Right. Now imagine you’re on a dose of, say, mushrooms. And when I say “a dose”, I’m thinking the kind of quantity of mushrooms that would have Terence McKenna saying “Steady on, old chap, I’ve got work in the morning”. And while you’re tripping balls, you happen upon one of these towers. And the guy who built it can’t have gone too far. In fact he’s sitting on top of it, howling in anguish and triumph. Howling at YOU.If you can imagine that feeling, then you can imagine the opening seconds of “Death Leaves The World”, the first track on the new Gnaw Their Tongues album Genocidal Majesty. It kicks straight in with a feeling, not so much of impending doom, but of a doom that has already impended, as it were. Not as in “something terrible is coming” and more “oh boy, you’re fucked now, been nice knowing you”.
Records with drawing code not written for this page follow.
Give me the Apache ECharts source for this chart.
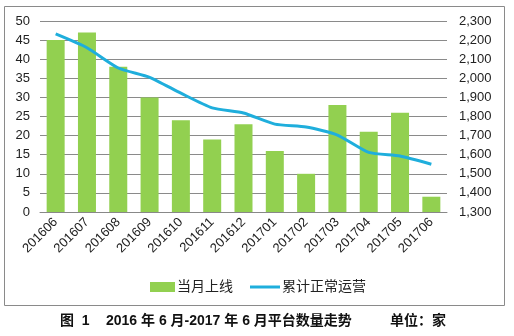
<!DOCTYPE html>
<html><head><meta charset="utf-8">
<script src="https://cdn.jsdelivr.net/npm/echarts@6/dist/echarts.min.js"></script>
<style>html,body{margin:0;padding:0;background:#fff;}#c{width:514px;height:336px;}</style>
</head><body><div id="c"></div>
<script>
var categories = ['201606','201607','201608','201609','201610','201611','201612','201701','201702','201703','201704','201705','201706'];
var monthlyOnline = [45, 47, 38, 30, 24, 19, 23, 16, 10, 28, 21, 26, 4];
var cumulativeNormal = [2232, 2160, 2054, 2005, 1922, 1845, 1818, 1760, 1745, 1703, 1612, 1593, 1550];
var leftTicks = [0, 50, 5];
var rightTicks = [1300, 2300, 100];
var seriesNames = ['当月上线', '累计正常运营'];
var captionParts = ['图  1', '2016 年 6 月-2017 年 6 月平台数量走势', '单位：家'];

var chart = echarts.init(document.getElementById('c'));
var font = '"Liberation Sans", "Noto Sans CJK SC", sans-serif';
var legendText = { fontFamily: font, fontSize: 14, color: '#222', padding: [0, 0, 0, -3] };
var capStyle = { fontFamily: font, fontSize: 14, fontWeight: 'bold', fill: '#111' };
chart.setOption({
  animation: false,
  backgroundColor: '#fff',
  grid: { left: 40, right: 67, top: 21, bottom: 124, containLabel: false },
  legend: [
    {
      data: [{ name: seriesNames[0], icon: 'rect' }],
      top: 275, left: 145,
      itemWidth: 25, itemHeight: 10,
      textStyle: legendText
    },
    {
      data: [{ name: seriesNames[1], icon: 'rect' }],
      top: 275, left: 245,
      itemWidth: 30, itemHeight: 3,
      textStyle: legendText
    }
  ],
  xAxis: {
    type: 'category',
    data: categories,
    axisTick: { show: false },
    axisLine: { lineStyle: { color: '#888' } },
    axisLabel: { rotate: 45, fontFamily: font, fontSize: 13, color: '#222', margin: 8, interval: 0 }
  },
  yAxis: [
    {
      type: 'value', min: leftTicks[0], max: leftTicks[1], interval: leftTicks[2],
      axisLine: { show: false }, axisTick: { show: false },
      splitLine: { lineStyle: { color: '#8a8a8a', width: 1 } },
      axisLabel: { fontFamily: font, fontSize: 13, color: '#222', margin: 10 }
    },
    {
      type: 'value', min: rightTicks[0], max: rightTicks[1], interval: rightTicks[2],
      axisLine: { show: false }, axisTick: { show: false },
      splitLine: { show: false },
      axisLabel: { fontFamily: font, fontSize: 13, color: '#222', margin: 12,
        formatter: function (v) { return v.toLocaleString('en-US'); } }
    }
  ],
  series: [
    {
      name: seriesNames[0], type: 'bar', data: monthlyOnline, yAxisIndex: 0,
      barWidth: 18, itemStyle: { color: '#92D050' }
    },
    {
      name: seriesNames[1], type: 'line', data: cumulativeNormal, yAxisIndex: 1,
      smooth: 0.2, symbol: 'none',
      lineStyle: { color: '#1FAEDC', width: 3 }, itemStyle: { color: '#1FAEDC' }
    }
  ],
  graphic: [
    { type: 'rect', shape: { x: 4.5, y: 6.5, width: 500, height: 299 },
      style: { fill: null, stroke: '#8a8a8a', lineWidth: 1 }, silent: true },
    { type: 'text', left: 60, top: 314, style: Object.assign({ text: captionParts[0] }, capStyle) },
    { type: 'text', left: 106, top: 314, style: Object.assign({ text: captionParts[1] }, capStyle) },
    { type: 'text', left: 390, top: 314, style: Object.assign({ text: captionParts[2] }, capStyle) }
  ]
});
</script></body></html>
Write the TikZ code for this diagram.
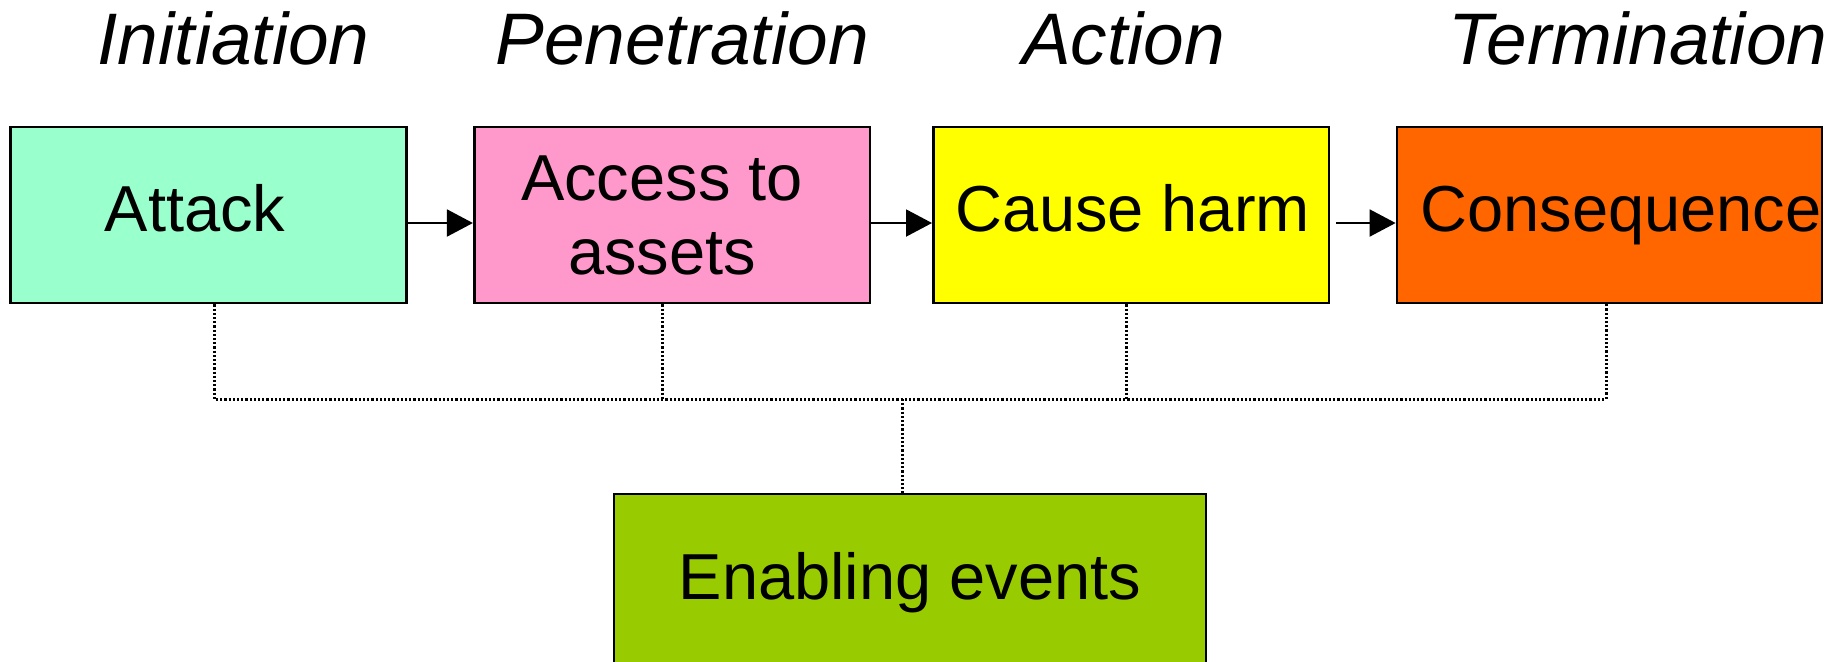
\documentclass[tikz,border=0pt]{standalone}
\usepackage{fontspec}
\setmainfont{Liberation Sans}
\usetikzlibrary{arrows.meta}
\definecolor{mint}{HTML}{99FFCC}
\definecolor{pinkbox}{HTML}{FF99CC}
\definecolor{yellowbox}{HTML}{FFFF00}
\definecolor{orangebox}{HTML}{FF6600}
\definecolor{greenbox}{HTML}{99CC00}
\tikzset{
  stage/.style={draw=black, line width=1.4pt, inner sep=0pt, minimum height=88pt, minimum width=197.8pt},
  boxtext/.style={anchor=base, inner sep=0pt, font=\fontsize{32.5}{37}\selectfont, align=center},
  phase/.style={anchor=base, inner sep=0pt, font=\fontsize{36.5}{40}\selectfont\itshape},
  flow/.style={line width=1pt, -{Triangle[length=13pt,width=13.5pt]}},
  bus/.style={line width=1.5pt, dash pattern=on 1.1pt off 1pt}
}
\begin{document}
\begin{tikzpicture}[x=0.5pt, y=-0.5pt]
\useasboundingbox (0,0) rectangle (1841,661);

% phase headings
\node[phase] (hInit) at (233.6,64.6) {Initiation};
\node[phase] (hPen)  at (682,64.6) {Penetration};
\node[phase] (hAct)  at (1123.6,64.6) {Action};
\node[phase] (hTerm) at (1638,64.6) {Termination};

% stage boxes
\node[stage, fill=mint]      (attack) at (208.4,215) {};
\node[stage, fill=pinkbox]   (access) at (672.1,215) {};
\node[stage, fill=yellowbox] (cause)  at (1131.2,215) {};
\node[stage, fill=orangebox, minimum width=212.5pt] (conseq) at (1609.5,215) {};
\node[stage, fill=greenbox, minimum width=296pt, minimum height=113pt] (enabling) at (910,607) {};

% box labels (base anchor sits on the last line)
\node[boxtext] (tAttack) at (195,231.7) {Attack};
\node[boxtext] (tAccess) at (662,274) {Access to\\assets};
\node[boxtext] (tCause)  at (1133,231.7) {Cause harm};
\node[boxtext] (tConseq) at (1621,231.7) {Consequence};
\node[boxtext] (tEnab)   at (910,599) {Enabling events};

% sequence arrows
\draw[flow] (attack.east |- 0,223) -- (access.west |- 0,223);
\draw[flow] (access.east |- 0,223) -- (cause.west |- 0,223);
\draw[flow] ([xshift=3pt]cause.east |- 0,223) -- (conseq.west |- 0,223);

% dotted links to enabling events
\path (214,399) coordinate (j1) (662,399) coordinate (j2) (902,399) coordinate (hub)
      (1126,399) coordinate (j3) (1606,399) coordinate (j4);
\draw[bus] (attack.south -| j1) -- (j1) -- (j4) -- (conseq.south -| j4);
\draw[bus] (access.south -| j2) -- (j2);
\draw[bus] (cause.south -| j3) -- (j3);
\draw[bus] (hub) -- (enabling.north -| hub);
\end{tikzpicture}
\end{document}
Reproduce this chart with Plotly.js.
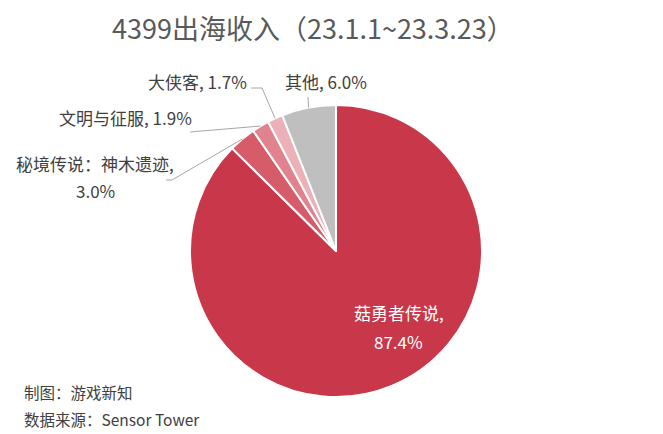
<!DOCTYPE html>
<html>
<head>
<meta charset="utf-8">
<script src="https://cdn.plot.ly/plotly-3.0.1.min.js"></script>
<style>
  html, body { margin: 0; padding: 0; background: #fff; }
  #chart { width: 663px; height: 434px; }
</style>
</head>
<body>
<div id="chart"></div>
<script>
// data
const games = ['菇勇者传说', '秘境传说：神木遗迹', '文明与征服', '大侠客', '其他'];
const share = [87.4, 3.0, 1.9, 1.7, 6.0];
const sliceColors = ['#C8374A', '#D65C6A', '#E0838E', '#EBB0B8', '#BFBFBF'];

const W = 663, H = 434;
const cx = 336, cy = 251, R = 146;   // pie centre / radius in px
const font = '"Noto Sans CJK SC", "Microsoft YaHei", sans-serif';

// px -> paper
const px = x => x / W;
const py = y => 1 - y / H;

// point on the rim at the middle of slice i (clockwise from 12 o'clock)
const total = share.reduce((a, b) => a + b, 0);
function rimPoint(i) {
    let before = 0;
    for (let k = 0; k < i; k++) before += share[k];
    const ang = (before + share[i] / 2) / total * 2 * Math.PI;
    return [cx + R * Math.sin(ang), cy - R * Math.cos(ang)];
}

function leader(i, pts) {
    const p0 = rimPoint(i);
    const all = [p0].concat(pts);
    const d = all.map((p, k) => (k ? 'L' : 'M') + px(p[0]) + ',' + py(p[1])).join(' ');
    return {type: 'path', xref: 'paper', yref: 'paper', path: d,
            line: {color: '#A6A6A6', width: 1}};
}

function label(text, x, y, opts) {
    return Object.assign({
        text: text, xref: 'paper', yref: 'paper', x: px(x), y: py(y),
        xanchor: 'center', yanchor: 'middle', showarrow: false,
        font: {family: font, size: 17, color: '#404040'}
    }, opts || {});
}

const pct = i => share[i].toFixed(1) + '%';
const white = {font: {family: font, size: 17, color: '#ffffff'}};
const foot = {xanchor: 'left', font: {family: font, size: 15.5, color: '#404040'}};

const trace = {
    type: 'pie',
    labels: games,
    values: share,
    sort: false,
    direction: 'clockwise',
    rotation: 0,
    textinfo: 'none',
    hoverinfo: 'label+percent',
    marker: {colors: sliceColors, line: {color: '#ffffff', width: 2}},
    domain: {x: [px(cx - R), px(cx + R)], y: [py(cy + R), py(cy - R)]}
};

const layout = {
    width: W, height: H,
    margin: {l: 0, r: 0, t: 0, b: 0},
    showlegend: false,
    paper_bgcolor: '#ffffff',
    title: {text: ''},
    shapes: [
        leader(1, [[172, 180], [166, 180]]),
        leader(2, [[190, 132]]),
        leader(3, [[262, 88], [251, 88]]),
        leader(4, [[308, 97]])
    ],
    annotations: [
        label('4399出海收入（23.1.1~23.3.23）', 313, 27,
              {font: {family: font, size: 27, color: '#595959'}}),
        label(games[0] + ',', 399, 312, white),
        label(pct(0), 398, 341, white),
        label(games[1] + ',', 95, 163),
        label(pct(1), 95, 191),
        label(games[2] + ', ' + pct(2), 125, 117),
        label(games[3] + ', ' + pct(3), 197, 82),
        label(games[4] + ', ' + pct(4), 326, 81),
        label('制图：游戏新知', 22, 392, foot),
        label('数据来源：Sensor Tower', 22, 419, foot)
    ]
};

Plotly.newPlot('chart', [trace], layout, {displayModeBar: false, staticPlot: true});
</script>
</body>
</html>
And it’s a mood that’s maintained over all Genocidal Majesty‘s nine tracks, which go by such cheerful names as “Ten Bodies Hanging”, “The Doctrine Of Paranoid Seraphis” and “The Revival Of Inherited Guilt”. Although consistent as the mood is, the music itself shifts and transforms, constantly wrongfooting you. Is this Wolf Eyes-style noise? Is this industrial black metal? Is this actually just really loud dark ambient stuff? It’s kind of all of them at various points, and occasionally breaks it up with some ominous fanfares and stuff, kind of like Foetus or Emperor have a wont to do. But with far more distortion.
To be honest, the album reviews itself with its own title (much like Michael Jackson‘s Bad in that respect) — genocidal majesty kinda sums it up, really.